In occasione degli ottant’anni di Elio Armano, il Museo Archeologico di Padova ha ospitato, fino al 6 aprile 2025, la mostra dedicata a uno degli scultori più influenti del panorama contemporaneo.
La terra, nella sua essenza più pura, si fa arte nelle mani di Elio Armano (Padova, 1945). Terrestre non è solo il materiale da cui prende vita la sua scultura, ma è anche la radice profonda di un impegno civile e artistico che attraversa decenni di ricerca e innovazione. Nella mostra antologica curata da Stefano Annibaletto e Francesca Veronese, la terracotta diventa il filo rosso di un dialogo tra passato e presente che si rinnova nelle sale del Museo Archeologico di Padova.
Ogni opera di Armano è un pezzo di terra che racconta storie e che rivela una scultura che non è solo forma, ma un atto di riflessione sociale e politica.
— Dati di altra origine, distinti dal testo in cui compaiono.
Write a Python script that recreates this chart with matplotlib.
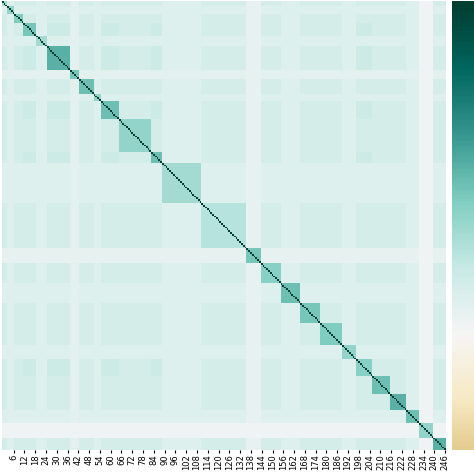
import numpy as np
import matplotlib
matplotlib.use("Agg")
import matplotlib.pyplot as plt
import seaborn as sns

n_vars = 247
# diagonal cluster edges (variable index) and within-cluster correlation
block_edges = [0, 3, 7, 12, 19, 25, 38, 43, 51, 55, 65, 83, 89, 111, 136, 144,
               155, 166, 177, 189, 197, 206, 216, 225, 232, 240, 247]
block_within = [0.3, 0.35, 0.4, 0.42, 0.3, 0.5, 0.42, 0.45, 0.35, 0.45, 0.35, 0.45,
                0.3, 0.25, 0.42, 0.38, 0.45, 0.42, 0.4, 0.35, 0.38, 0.45, 0.5, 0.45, 0.35, 0.5]
block_background = [0.15, 0.1, 0.15, 0.18, 0.1, 0.18, 0.08, 0.15, 0.1, 0.18, 0.15, 0.18,
                    0.1, 0.15, 0.06, 0.15, 0.1, 0.15, 0.15, 0.1, 0.18, 0.15, 0.15, 0.1, 0.03, 0.15]
tick_labels = list(range(6, 247, 6))

nb = len(block_within)
M = np.zeros((n_vars, n_vars))
for a in range(nb):
    for b in range(nb):
        sa = slice(block_edges[a], block_edges[a + 1])
        sb = slice(block_edges[b], block_edges[b + 1])
        if a == b:
            M[sa, sb] = block_within[a]
        else:
            M[sa, sb] = min(block_background[a], block_background[b])
np.fill_diagonal(M, 1.0)

fig = plt.figure(figsize=(4.74, 4.74), dpi=100)
ax = fig.add_axes([0.004, 0.05, 0.937, 0.948])
cax = fig.add_axes([0.953, 0.05, 0.047, 0.948])
sns.heatmap(M, cmap="BrBG", center=0, vmin=-0.35, vmax=1, ax=ax, cbar_ax=cax,
            xticklabels=False, yticklabels=False)
cax.set_yticks([])
ax.set_xticks([t + 0.5 for t in tick_labels])
ax.set_xticklabels([str(t) for t in tick_labels], rotation=90, fontsize=6)
ax.tick_params(axis="x", length=2, pad=1)
fig.savefig("out.png", dpi=100)
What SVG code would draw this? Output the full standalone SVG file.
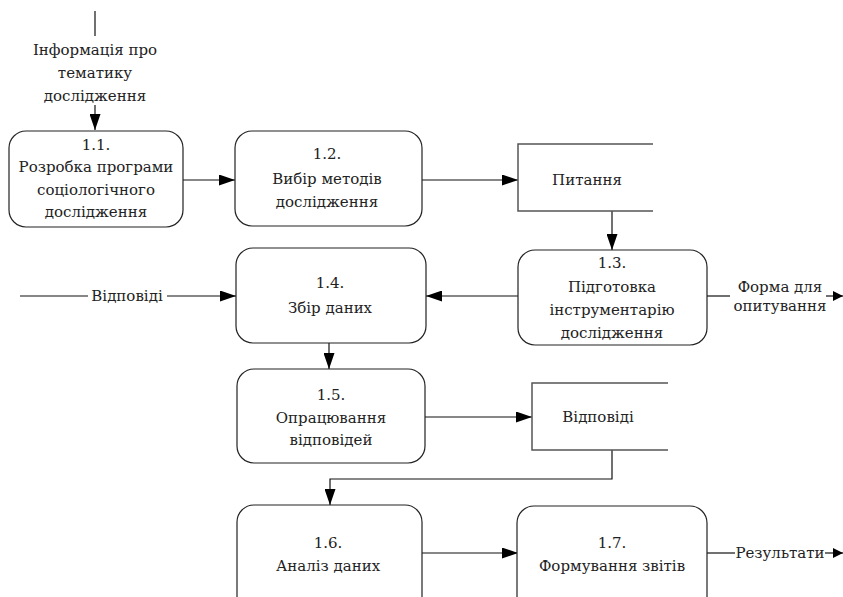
<svg xmlns="http://www.w3.org/2000/svg" width="843" height="597" viewBox="0 0 843 597">
<style>
text{font-family:"DejaVu Serif","Liberation Serif",serif;font-size:15px;fill:#222;text-anchor:middle;dominant-baseline:central}
.box{fill:#fff;stroke:#222;stroke-width:1.2}
.store{fill:none;stroke:#555;stroke-width:1.5}
.c{fill:none;stroke:#111;stroke-width:1.2}
</style>
<defs>
<marker id="ah" markerWidth="16" markerHeight="11" refX="16" refY="5.5" orient="auto" markerUnits="userSpaceOnUse">
<path d="M0,0 L16,5.5 L0,11 z" fill="#000"/>
</marker>
<marker id="ahs" markerWidth="10" markerHeight="10" refX="10" refY="5" orient="auto" markerUnits="userSpaceOnUse">
<path d="M0,0 L10,5 L0,10 z" fill="#000"/>
</marker>
</defs>
<rect width="843" height="597" fill="#fff"/>

<g id="connectors">
<line class="c" x1="95" y1="11" x2="95" y2="36"/>
<line class="c" x1="95" y1="105" x2="95" y2="130" marker-end="url(#ah)"/>
<text x="95" y="50">Інформація про</text>
<text x="95" y="73">тематику</text>
<text x="95" y="96">дослідження</text>
<line class="c" x1="183" y1="180" x2="235" y2="180" marker-end="url(#ah)"/>
<line class="c" x1="422" y1="180" x2="518" y2="180" marker-end="url(#ah)"/>
<line class="c" x1="612" y1="211" x2="612" y2="250" marker-end="url(#ah)"/>
<line class="c" x1="518" y1="296" x2="426" y2="296" marker-end="url(#ah)"/>
<line class="c" x1="20" y1="296" x2="88" y2="296"/>
<line class="c" x1="167" y1="296" x2="236" y2="296" marker-end="url(#ah)"/>
<text x="127" y="296">Відповіді</text>
<line class="c" x1="707" y1="296" x2="730" y2="296"/>
<line class="c" x1="826" y1="296" x2="843" y2="296" marker-end="url(#ahs)"/>
<text x="780" y="287">Форма для</text>
<text x="780" y="306">опитування</text>
<line class="c" x1="329" y1="343" x2="329" y2="369" marker-end="url(#ah)"/>
<line class="c" x1="425" y1="417" x2="532" y2="417" marker-end="url(#ah)"/>
<polyline class="c" points="612,450 612,479 330,479 330,505" marker-end="url(#ah)"/>
<line class="c" x1="422" y1="553" x2="518" y2="553" marker-end="url(#ah)"/>
<line class="c" x1="707" y1="553" x2="735" y2="553"/>
<line class="c" x1="825" y1="553" x2="843" y2="553" marker-end="url(#ahs)"/>
<text x="780" y="553">Результати</text>
</g>

<g id="n11">
<rect class="box" x="9" y="131" width="174" height="96" rx="17"/>
<text x="96" y="145">1.1.</text>
<text x="96" y="167">Розробка програми</text>
<text x="96" y="190">соціологічного</text>
<text x="96" y="212">дослідження</text>
</g>

<g id="n12">
<rect class="box" x="235" y="131" width="187" height="95" rx="17"/>
<text x="327" y="154">1.2.</text>
<text x="327" y="179">Вибір методів</text>
<text x="327" y="202">дослідження</text>
</g>

<g id="s_pytannia">
<path class="store" d="M653,144 L518,144 L518,211 L653,211"/>
<text x="587" y="180">Питання</text>
</g>

<g id="n13">
<rect class="box" x="518" y="250" width="189" height="95" rx="17"/>
<text x="612" y="263">1.3.</text>
<text x="612" y="287">Підготовка</text>
<text x="612" y="310">інструментарію</text>
<text x="612" y="333">дослідження</text>
</g>

<g id="n14">
<rect class="box" x="236" y="248" width="190" height="95" rx="17"/>
<text x="330" y="283">1.4.</text>
<text x="330" y="308">Збір даних</text>
</g>

<g id="n15">
<rect class="box" x="237" y="369" width="188" height="94" rx="17"/>
<text x="331" y="395">1.5.</text>
<text x="331" y="418">Опрацювання</text>
<text x="331" y="440">відповідей</text>
</g>

<g id="s_vidpovidi">
<path class="store" d="M668,383 L532,383 L532,450 L668,450"/>
<text x="598" y="417">Відповіді</text>
</g>

<g id="n16">
<rect class="box" x="237" y="505" width="185" height="110" rx="17"/>
<text x="328" y="543">1.6.</text>
<text x="328" y="566">Аналіз даних</text>
</g>

<g id="n17">
<rect class="box" x="517" y="506" width="190" height="110" rx="17"/>
<text x="612" y="543">1.7.</text>
<text x="612" y="566">Формування звітів</text>
</g>
</svg>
Tra i reperti archeologici, le sue creazioni emergono non come mere copie del passato, ma come interpretazioni moderne, piene di significato e di vita.
LA MOSTRA DI ELIO ARMANO A PADOVA
Il percorso espositivo si è sviluppato nelle sale del Museo Eremitani, dove le sculture di Armano si sono integrate armoniosamente con il contesto archeologico in cui erano inserite. I suoi lavori in terracotta, che evocano la tradizione artigianale, si relazionavano ai reperti antichi, creando connessioni visive e concettuali tra epoche diverse.
La mostra ha ripercorso l’evoluzione artistica dello scultore, attraverso una selezione di opere appartenenti alle diverse fasi della sua ricerca artistica. Tra le più significative compaiono i Giardini in scatola realizzati negli anni Settanta del secolo scorso, piccoli paesaggi racchiusi all’interno di scatole prospettiche ispirate alla pittura di Francis Bacon. Giunti alla Sala dei Mosaici, si incontravano le Teste forate e i Bottoni cosmici, opere che si muovono sul confine tra figurazione e astrazione, esplorando temi legati all’identità, alla percezione e alla relazione uomo-universo.
LA SCULTURA SECONDO ELIO ARMANO
L’installazione che accostava le opere di Armano alla statuetta mesopotamica di Uruk (IV millennio a. C.) esaltava la scultura come un linguaggio senza tempo, capace di accomunare gli interventi dell’artista contemporaneo e le preziose testimonianze archeologiche.
Il lavoro di Armano rispecchia la sua apertura verso diverse tradizioni artistiche, dalla scultura africana e precolombiana al vocabolario plastico di Henry Moore. Le sue opere non sono mai semplici oggetti estetici, ma veicoli di un messaggio sociale e politico, che affonda le radici in una dimensione civile e pubblica, come dimostra la sua visione della scultura quale parte integrante dell’ambiente urbano.